Today's 25-basis-point rise pushes the central bank's cash rate to 3.25 per cent and will add $40 to the average monthly payment for a typical $300,000 mortgage if passed on by commercial banks. The extra cost may stretch household budgets at a time when unemployment remains on the way up.
''Economic conditions in Australia have been stronger than expected and measures of confidence have recovered,'' Glenn Stevens, governor of the RBA said in a statement accompanying the rate increase. ''[The] basis for such a low interest rate setting has now passed,'' he said.
''I think it's pretty clear that (the RBA is) increasingly comfortable that growth outlook appears durable,'' said RBC Capital Markets economist Su-Lin Ong.
''They talk about a return to close-to-trend growth in the year ahead so obviously Australia is proving resilient throughout all of this.''
The Australian dollar jumped on the rate news, adding more than three-quarters of a US cent to 88.45 US cents, nearing 14 month highs - before easing back slightly. Stocks, though, fell, trimming the day's gains.
Investors are rating the chance of another rate rise when the RBA board next meets at 40 per cent. In one year's time, rates will be up to 5.25 per cent - implying eight more quarter-point increases by then.
Today's rate hike - the first shift in either direction since April, when rates were reduced to 3 per cent, and the first increase since March 2008 - is the surest sign yet that the local economy is on the mend.
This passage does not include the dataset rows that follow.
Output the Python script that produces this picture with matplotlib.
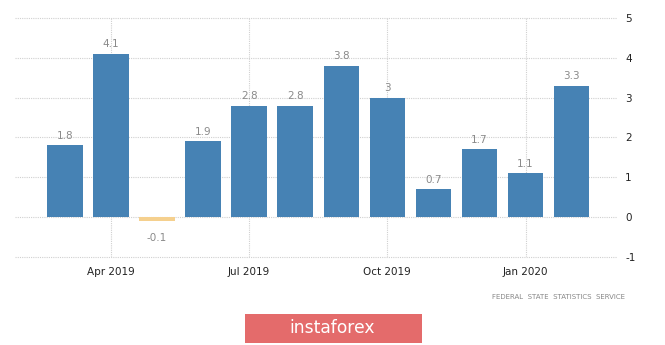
import matplotlib
import matplotlib.pyplot as plt
from matplotlib.patches import FancyBboxPatch

matplotlib.use('AGG')
plt.rcParams['axes.unicode_minus'] = False

months = ['Mar 2019', 'Apr 2019', 'May 2019', 'Jun 2019', 'Jul 2019', 'Aug 2019',
          'Sep 2019', 'Oct 2019', 'Nov 2019', 'Dec 2019', 'Jan 2020', 'Feb 2020']
values = [1.8, 4.1, -0.1, 1.9, 2.8, 2.8, 3.8, 3.0, 0.7, 1.7, 1.1, 3.3]
value_labels = ['1.8', '4.1', '-0.1', '1.9', '2.8', '2.8', '3.8', '3', '0.7', '1.7', '1.1', '3.3']
tick_months = ['Apr 2019', 'Jul 2019', 'Oct 2019', 'Jan 2020']
y_ticks = [-1, 0, 1, 2, 3, 4, 5]

fig = plt.figure(figsize=(6.65, 3.45), dpi=100)
ax = fig.add_axes([0.0226, 0.255, 0.905, 0.693])

x = list(range(len(values)))
colors = ['#4682b4' if v >= 0 else '#f5d08e' for v in values]
ax.bar(x, values, width=0.77, color=colors, zorder=3)

for xi, v, lab in zip(x, values, value_labels):
    if v >= 0:
        ax.text(xi, v + 0.12, lab, ha='center', va='bottom', fontsize=7.5, color='#8a8a8a')
    else:
        ax.text(xi, v - 0.3, lab, ha='center', va='top', fontsize=7.5, color='#8a8a8a')

ax.set_xlim(-1.08, 11.98)
ax.set_ylim(-1, 5)
ax.set_yticks(y_ticks)
ax.yaxis.tick_right()
ax.tick_params(axis='y', length=0, pad=6, labelsize=7.5, labelcolor='#222222')

tick_pos = [months.index(m) for m in tick_months]
ax.set_xticks(tick_pos)
ax.set_xticklabels(tick_months)
ax.tick_params(axis='x', length=0, pad=7, labelsize=7.5, labelcolor='#222222')

ax.grid(True, axis='both', color='#d0d0d0', linestyle=(0, (1, 1)), linewidth=0.8, zorder=0)
# keep the edge gridlines (-1 and 5) from being clipped
for gl in ax.get_ygridlines():
    gl.set_clip_on(False)
for s in ax.spines.values():
    s.set_visible(False)

fig.text(0.94, 0.138, 'FEDERAL  STATE  STATISTICS  SERVICE', ha='right', va='center',
         fontsize=5, color='#888888')

# instaforex banner
box = FancyBboxPatch((245 / 665, 2 / 345), 177 / 665, 29 / 345,
                     boxstyle='square,pad=0', transform=fig.transFigure,
                     facecolor='#e46b6b', edgecolor='none')
fig.patches.append(box)
fig.text(332 / 665, 17 / 345, 'instaforex', ha='center', va='center',
         fontsize=12.3, color='white')

fig.savefig('out.png', dpi=100)
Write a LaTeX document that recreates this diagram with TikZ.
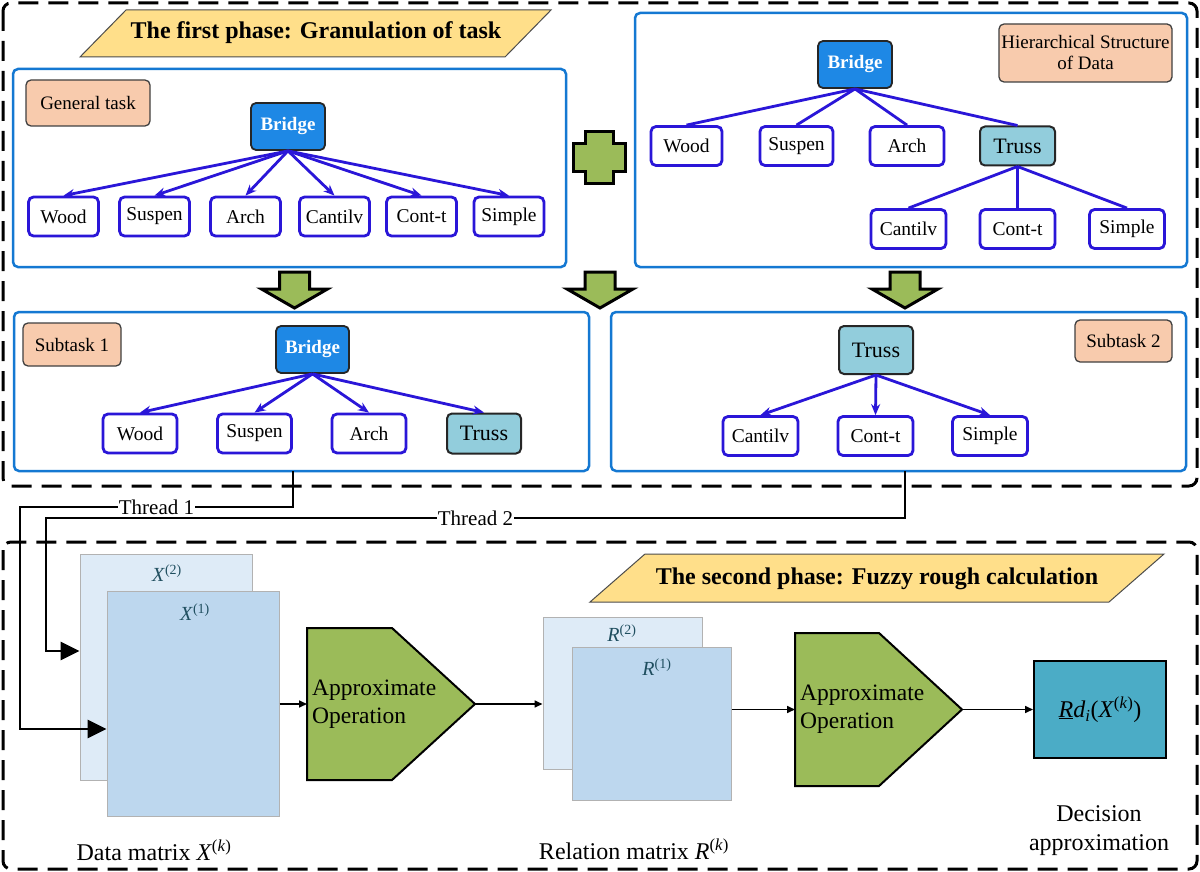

The RBA has been emboldened by strong retail sales, rising consumer confidence and a rebound on share markets worldwide, which are up 50 per cent in Australia alone since March.
''The global economy is resuming growth,'' Mr Stevens said. ''With economic policy settings likely to remain expansionary for some time, the recovery will likely continue during 2010 and forecasts are being revised higher.''
While the expansion is likely to be ''modest'' for many rich nations, ''[p]rospects for Australia's Asian trading partners appear to be noticeably better,'' Mr Stevens said. ''Growth in China has been very strong, which is having a significant impact on other economies in the region and on commodity markets.''
The central bank does not want the economy's overall health to be threatened by underlying inflation or unsustainable borrowing activity, which can be triggered by low rates.
''For the health of the Aussie economy and the sustainability of the recovery I hope they do a few more (rate rises) because inflation is still going to be a problem,'' said ICAP economist Adam Carr.
''Our economy is going to be running on all cylinders next year and that could be a problem.''
The RBA's Mr Stevens, though, said inflation is likely to be ''close to target,'' with the stronger Aussie dollar helping to ease some price pressures as imports become cheaper.
And the bank is worried about the effect of unchecked house prices rises, which analysts say received an unintended boost from the First Home Buyer's Grant.
Those financial incentives for home buyers, put into place a year ago at the height of the economic crisis, were cut from last week and will be cut again at the end of the year.
Despite the positive economic signs, the job market remains weak, with the unemployment rate, currently at 5.8 per cent, expected to have hit 6 per cent in September when new data is revealed on Thursday.